An objective means of assessing the plausibility of implied ancestral phenotypes is essential if the criterion of consistency among ancestral states for multiple characters is to be useful. Ancestral phenotypes were evaluated here according to whether they occur among observed states for the terminal nodes of the phylogeny (i.e. known species). This convenient criterion for assessing combinations of inferred ancestral states is only appropriate, however, if the distribution of phenotypes exhibited by known species adequately represents the range of attainable phenotypes; where this is not the case, the absence of particular phenotypes may be attributable to either anagenesis or extinction. All inconsistent ancestral states for the two models that best fit the data entail ancestors possessing well-developed forelimbs and moderately reduced hind limbs (see and above). Although similar phenotypes are observed in the closely related clade Anomalopus
(see Wiens 2009
), known species of Lerista
never exhibit fewer digits for the pes than the manus (indeed, the combination of well-developed forelimbs and substantially reduced hind limbs is exceedingly rare in squamates generally). The phylogenetic distribution of particular (observed) digit configurations indicates that nearly all configurations have evolved independently multiple times (). Moreover, observed digit configurations represent a continuous, relatively limited region of the possible morphospace (the shaded cells in the inset of ). Accordingly, it may be assumed that the potential morphospace available to the immediate ancestor of Lerista
is completely occupied (or nearly so). Insofar as this assumption is valid, our analyses indicate that the two-rate model with unordered character state transitions and a specified rate of digit acquisition of zero (model E) yields accurate ancestral character state reconstructions for both the manus and pes.

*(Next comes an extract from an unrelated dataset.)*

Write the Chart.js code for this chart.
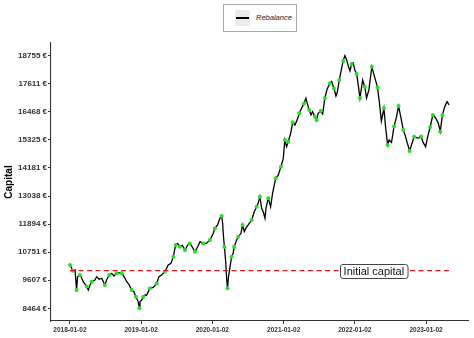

Comparisons of implied ancestral phenotypes with phenotypes represented among known species provides an independent, potentially powerful means of evaluating ancestral character state reconstructions. Application of this criterion in assessing inferences of ancestral limb morphology in Lerista indicates that the best-fitting model for the pes yields inaccurate ancestral state estimates, and that alternative (suboptimal) models perform significantly better. Although our results validate concerns that ancestral state reconstructions may seriously mislead inferences of evolutionary patterns, they also demonstrate that this possibility may be substantially negated by considering ancestral state estimates for multiple characters in combination.